At the northern end of Nagada Harbour there are a couple of islands, the smallest of which is Wangat (or Wangad or Wonad) Island. This is located only metres inside the barrier reef. The island is very small, it only takes a few minutes to walk across it. Located off this island are a couple of very interesting wrecks. One is the wreck of a North American B-25D Mitchell light bomber which is off the southern end of the island. Off the south-western corner of the island is the wreck of the Henry Leith. Originally a 32 metre long coastal freighter, I have not been able to find much about this ship yet. All I know is that it was sailed from Sydney in 1969 for Lae (where it was to be used) and that it broke down and was towed to the Russell Islands by a Japanese boat. In the 1970s or 1980s it was purchased for one kina by Kevin Baldwin and scuttled by him and Bob Halstead as a dive site. It is perfectly placed in terms of depth and location.

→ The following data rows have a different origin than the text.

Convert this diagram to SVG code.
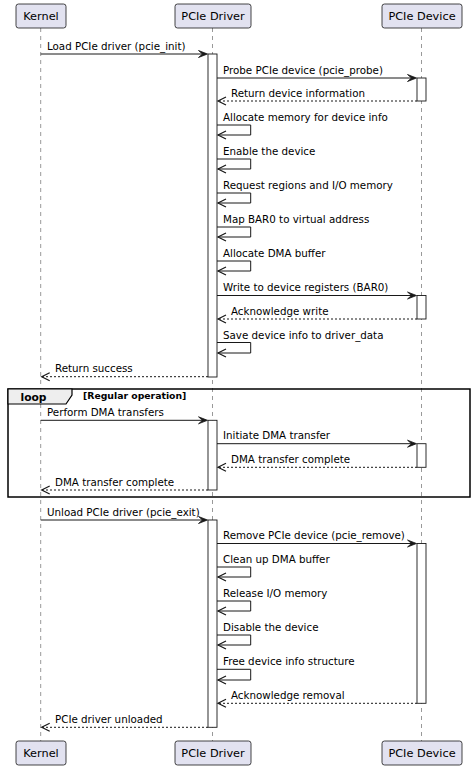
<svg xmlns="http://www.w3.org/2000/svg" width="474" height="769" viewBox="0 0 474 769">
<defs>
<style>
.part{fill:#E2E2F0;stroke:#181818;stroke-width:0.8}
.ptxt{font-family:"DejaVu Sans",sans-serif;font-size:11.3px;fill:#000;text-anchor:middle}
.life{stroke:#999;stroke-width:1;stroke-dasharray:4,4;fill:none}
.act{fill:#fff;stroke:#181818;stroke-width:0.9}
.msg{stroke:#181818;stroke-width:1;fill:none}
.ret{stroke:#181818;stroke-width:1;fill:none;stroke-dasharray:2,2}
.head{fill:#181818;stroke:#181818;stroke-width:0.8}
.ohead{fill:none;stroke:#181818;stroke-width:1.2}
.t{font-family:"DejaVu Sans",sans-serif;font-size:10.3px;fill:#000}
.frame{fill:none;stroke:#000;stroke-width:1.5}
.tab{fill:#EEEEEE;stroke:#000;stroke-width:1.2}
.lt{font-family:"DejaVu Sans",sans-serif;font-size:10.7px;font-weight:bold;fill:#000}
.gt{font-family:"DejaVu Sans",sans-serif;font-size:9.3px;font-weight:bold;fill:#000}
</style>
</defs>
<g id="lifelines">
<line class="life" x1="40.7" y1="28" x2="40.7" y2="741"/>
<line class="life" x1="212.5" y1="28" x2="212.5" y2="741"/>
<line class="life" x1="421.5" y1="28" x2="421.5" y2="741"/>
</g>
<g id="loop-frame">
<rect class="frame" x="8" y="389" width="462" height="108"/>
<path class="tab" d="M8,389 H72 V395 L66,404 H8 Z"/>
<text class="lt" x="20.5" y="400.5">loop</text>
<text class="gt" x="83" y="398.5">[Regular operation]</text>
</g>
<g id="activations">
<rect class="act" x="208" y="54" width="9" height="323"/>
<rect class="act" x="417" y="78" width="9" height="23"/>
<rect class="act" x="417" y="295.5" width="9" height="23.5"/>
<rect class="act" x="208" y="420.3" width="9" height="69.7"/>
<rect class="act" x="417" y="443.7" width="9" height="23.6"/>
<rect class="act" x="208" y="520" width="9" height="207.3"/>
<rect class="act" x="417" y="543.5" width="9" height="159.8"/>
</g>
<g id="kernel">
<rect class="part" x="16" y="4" width="50" height="24" rx="2.5"/>
<text class="ptxt" x="41" y="20.2">Kernel</text>
<rect class="part" x="16" y="741" width="50" height="24" rx="2.5"/>
<text class="ptxt" x="41" y="757.2">Kernel</text>
</g>
<g id="pcie-driver">
<rect class="part" x="175" y="4" width="76" height="24" rx="2.5"/>
<text class="ptxt" x="213" y="20.2">PCIe Driver</text>
<rect class="part" x="175" y="741" width="76" height="24" rx="2.5"/>
<text class="ptxt" x="213" y="757.2">PCIe Driver</text>
</g>
<g id="pcie-device">
<rect class="part" x="382" y="4" width="80" height="24" rx="2.5"/>
<text class="ptxt" x="422" y="20.2">PCIe Device</text>
<rect class="part" x="382" y="741" width="80" height="24" rx="2.5"/>
<text class="ptxt" x="422" y="757.2">PCIe Device</text>
</g>
<g id="connectors">
<!-- Load -->
<line class="msg" x1="40.7" y1="54" x2="206" y2="54"/>
<polygon class="head" points="207.5,54 198.5,50.5 202.5,54 198.5,57.5"/>
<text class="t" x="47" y="49.5">Load PCIe driver (pcie_init)</text>
<!-- Probe -->
<line class="msg" x1="217" y1="78" x2="415" y2="78"/>
<polygon class="head" points="416.5,78 407.5,74.5 411.5,78 407.5,81.5"/>
<text class="t" x="223" y="73.5">Probe PCIe device (pcie_probe)</text>
<!-- Return device info -->
<line class="ret" x1="417" y1="101" x2="218" y2="101"/>
<polyline class="ohead" points="226,97 218,101 226,105"/>
<text class="t" x="231" y="96.5">Return device information</text>
<!-- self loops -->
<polyline class="msg" points="217,125 250.7,125 250.7,135 218,135"/>
<polyline class="ohead" points="226,131 218,135 226,139"/>
<text class="t" x="223" y="120.5">Allocate memory for device info</text>
<polyline class="msg" points="217,159 250.7,159 250.7,169 218,169"/>
<polyline class="ohead" points="226,165 218,169 226,173"/>
<text class="t" x="223" y="154.5">Enable the device</text>
<polyline class="msg" points="217,193 250.7,193 250.7,203 218,203"/>
<polyline class="ohead" points="226,199 218,203 226,207"/>
<text class="t" x="223" y="188.5">Request regions and I/O memory</text>
<polyline class="msg" points="217,227 250.7,227 250.7,237 218,237"/>
<polyline class="ohead" points="226,233 218,237 226,241"/>
<text class="t" x="223" y="222.5">Map BAR0 to virtual address</text>
<polyline class="msg" points="217,261 250.7,261 250.7,271 218,271"/>
<polyline class="ohead" points="226,267 218,271 226,275"/>
<text class="t" x="223" y="256.5">Allocate DMA buffer</text>
<!-- Write -->
<line class="msg" x1="217" y1="295.5" x2="415" y2="295.5"/>
<polygon class="head" points="416.5,295.5 407.5,292 411.5,295.5 407.5,299"/>
<text class="t" x="223" y="291">Write to device registers (BAR0)</text>
<line class="ret" x1="417" y1="319" x2="218" y2="319"/>
<polyline class="ohead" points="226,315 218,319 226,323"/>
<text class="t" x="231" y="314.5">Acknowledge write</text>
<polyline class="msg" points="217,342.5 250.7,342.5 250.7,353 218,353"/>
<polyline class="ohead" points="226,349 218,353 226,357"/>
<text class="t" x="223" y="338.5">Save device info to driver_data</text>
<!-- Return success -->
<line class="ret" x1="208" y1="376.7" x2="42" y2="376.7"/>
<polyline class="ohead" points="49.7,372.7 41.7,376.7 49.7,380.7"/>
<text class="t" x="55" y="372">Return success</text>
<!-- Loop -->
<line class="msg" x1="40.7" y1="420.3" x2="206" y2="420.3"/>
<polygon class="head" points="207.5,420.3 198.5,416.8 202.5,420.3 198.5,423.8"/>
<text class="t" x="47" y="415.8">Perform DMA transfers</text>
<line class="msg" x1="217" y1="443.7" x2="415" y2="443.7"/>
<polygon class="head" points="416.5,443.7 407.5,440.2 411.5,443.7 407.5,447.2"/>
<text class="t" x="223" y="439.2">Initiate DMA transfer</text>
<line class="ret" x1="417" y1="467.3" x2="218" y2="467.3"/>
<polyline class="ohead" points="226,463.3 218,467.3 226,471.3"/>
<text class="t" x="231" y="462.8">DMA transfer complete</text>
<line class="ret" x1="208" y1="490" x2="42" y2="490"/>
<polyline class="ohead" points="49.7,486 41.7,490 49.7,494"/>
<text class="t" x="55" y="485.5">DMA transfer complete</text>
<!-- Unload -->
<line class="msg" x1="40.7" y1="520" x2="206" y2="520"/>
<polygon class="head" points="207.5,520 198.5,516.5 202.5,520 198.5,523.5"/>
<text class="t" x="47" y="515.5">Unload PCIe driver (pcie_exit)</text>
<line class="msg" x1="217" y1="543.5" x2="415" y2="543.5"/>
<polygon class="head" points="416.5,543.5 407.5,540 411.5,543.5 407.5,547"/>
<text class="t" x="223" y="539">Remove PCIe device (pcie_remove)</text>
<polyline class="msg" points="217,567 250.7,567 250.7,577 218,577"/>
<polyline class="ohead" points="226,573 218,577 226,581"/>
<text class="t" x="223" y="562.5">Clean up DMA buffer</text>
<polyline class="msg" points="217,601 250.7,601 250.7,611 218,611"/>
<polyline class="ohead" points="226,607 218,611 226,615"/>
<text class="t" x="223" y="596.5">Release I/O memory</text>
<polyline class="msg" points="217,635 250.7,635 250.7,645 218,645"/>
<polyline class="ohead" points="226,641 218,645 226,649"/>
<text class="t" x="223" y="630.5">Disable the device</text>
<polyline class="msg" points="217,669.3 250.7,669.3 250.7,680 218,680"/>
<polyline class="ohead" points="226,676 218,680 226,684"/>
<text class="t" x="223" y="664.8">Free device info structure</text>
<line class="ret" x1="417" y1="703.3" x2="218" y2="703.3"/>
<polyline class="ohead" points="226,699.3 218,703.3 226,707.3"/>
<text class="t" x="231" y="698.8">Acknowledge removal</text>
<line class="ret" x1="208" y1="727.3" x2="42" y2="727.3"/>
<polyline class="ohead" points="49.7,723.3 41.7,727.3 49.7,731.3"/>
<text class="t" x="55" y="722.8">PCIe driver unloaded</text>
</g>
</svg>
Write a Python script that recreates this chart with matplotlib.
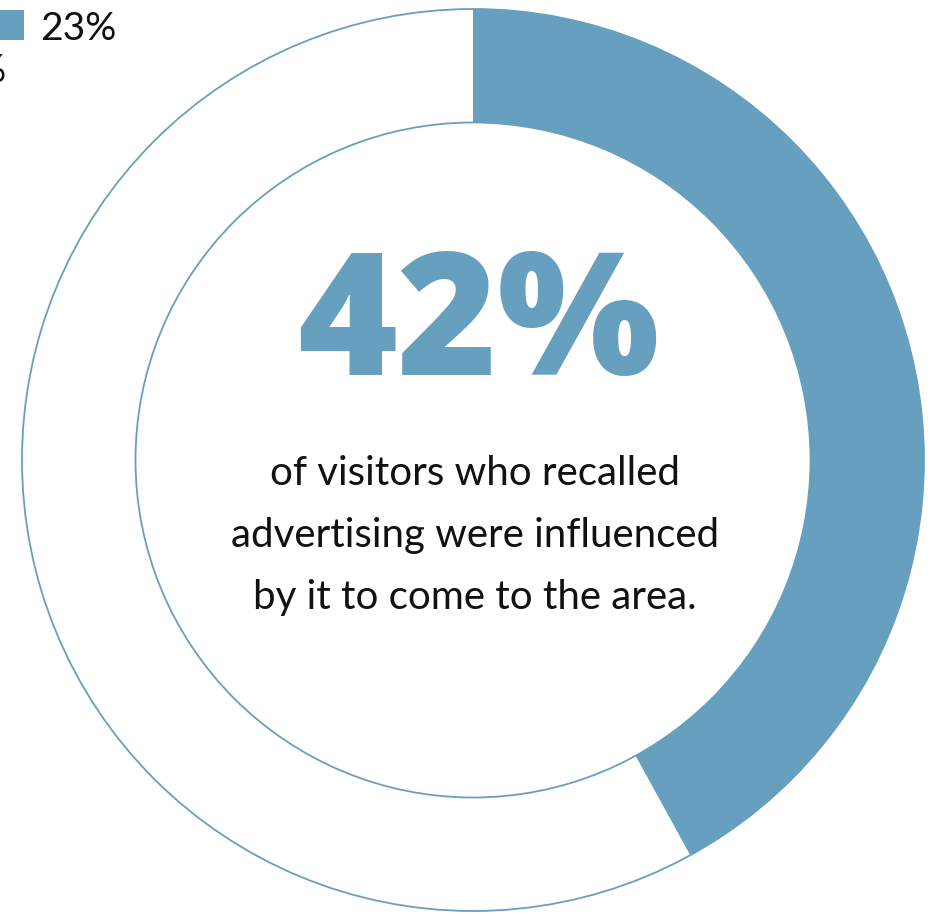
import matplotlib.pyplot as plt
from matplotlib.patches import Circle

# donut values (percent)
shares = [42, 58]
big_label = "42%"
caption = ["of visitors who recalled",
           "advertising were influenced",
           "by it to come to the area."]
# legend remnants at the left edge (cut off in the source)
legend_labels = ["23%", "19%"]

blue = "#67a0bf"
W, H = 937, 916

fig = plt.figure(figsize=(W / 100, H / 100), dpi=100)
ax = fig.add_axes([0, 0, 1, 1])

cx, cy = 473, 460
r_out, r_in = 451, 337.5

# thin outlines for the empty part of the ring
ax.add_patch(Circle((cx, cy), r_out, fill=False, ec=blue, lw=1.3))
ax.add_patch(Circle((cx, cy), r_in, fill=False, ec=blue, lw=1.3))

# y axis is inverted below, so counterclock=True runs clockwise on screen; start at 12 o'clock
ax.pie(shares, center=(cx, cy), radius=r_out, startangle=-90,
       counterclock=True, colors=[blue, "none"],
       wedgeprops=dict(width=r_out - r_in, lw=0), frame=True)
ax.set_xlim(0, W)
ax.set_ylim(H, 0)
ax.set_aspect("equal")
ax.axis("off")

ax.text(478, 375, big_label, ha="center", va="baseline", color=blue,
        fontsize=123, fontfamily="Open Sans", fontweight="extra bold")

for i, line in enumerate(caption):
    ax.text(475, 485 + 62 * i, line, ha="center", va="baseline",
            color="#111111", fontsize=29, fontfamily="Lato")

# legend pieces, mostly off the left edge
ax.add_patch(plt.Rectangle((-20, 10), 44, 30, color=blue, lw=0))
ax.text(40, 40, legend_labels[0], ha="left", va="baseline", fontsize=28,
        fontfamily="Lato", color="#111111")
ax.text(7, 82, legend_labels[1], ha="right", va="baseline", fontsize=28,
        fontfamily="Lato", color="#111111")

fig.savefig("out.png", dpi=100)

Maximum depth on the wreck is about 20 metres on the sand under the stern. The deck is about 16 metres and it is 18 metres inside the three holds. The shallowest part is the bridge which is about 14 metres.
|Eddy Labour goes through a hatchway|
Starting from the bow you will see that it is a very square bow, with no rake at all. It is not too far to the bridge area and this area is very broken up from rust and by now (2005) may have collapsed totally. The other superstructure is also very rusted and may also be gone by now.
As you swim along the deck or sides you will see that there are some extremely nice soft corals, sea whips, gorgonias, sponges and anemones all over the deck and hull. As well, the fishlife is quite good, with numerous firefish, coral trout, trevally, wrasses and triggerfish swimming in, over and around the wreck. At the stern, there are some excellent hard corals (only small) but the smaller fishlife is really prolific.
Under the stern you will see the rudder and the prop shaft hole. There is no prop, it was obviously removed prior to scuttling.
|The prop shaft hole of the Henry Leith|
From here you can explore the inside of the wreck. There is a lot to see on the wreck, the holds and engine room. Since I am writing this many years after the event, I cannot remember the exact details of the inside, but you can enter the engine room from a number of spots, including the holds, the upper deck and from inside the superstructure. I cannot even remember if the engine was still inside, although I assume that it was there. You can penetrate the wreck in safety, although commonsense must be used. A great second dive.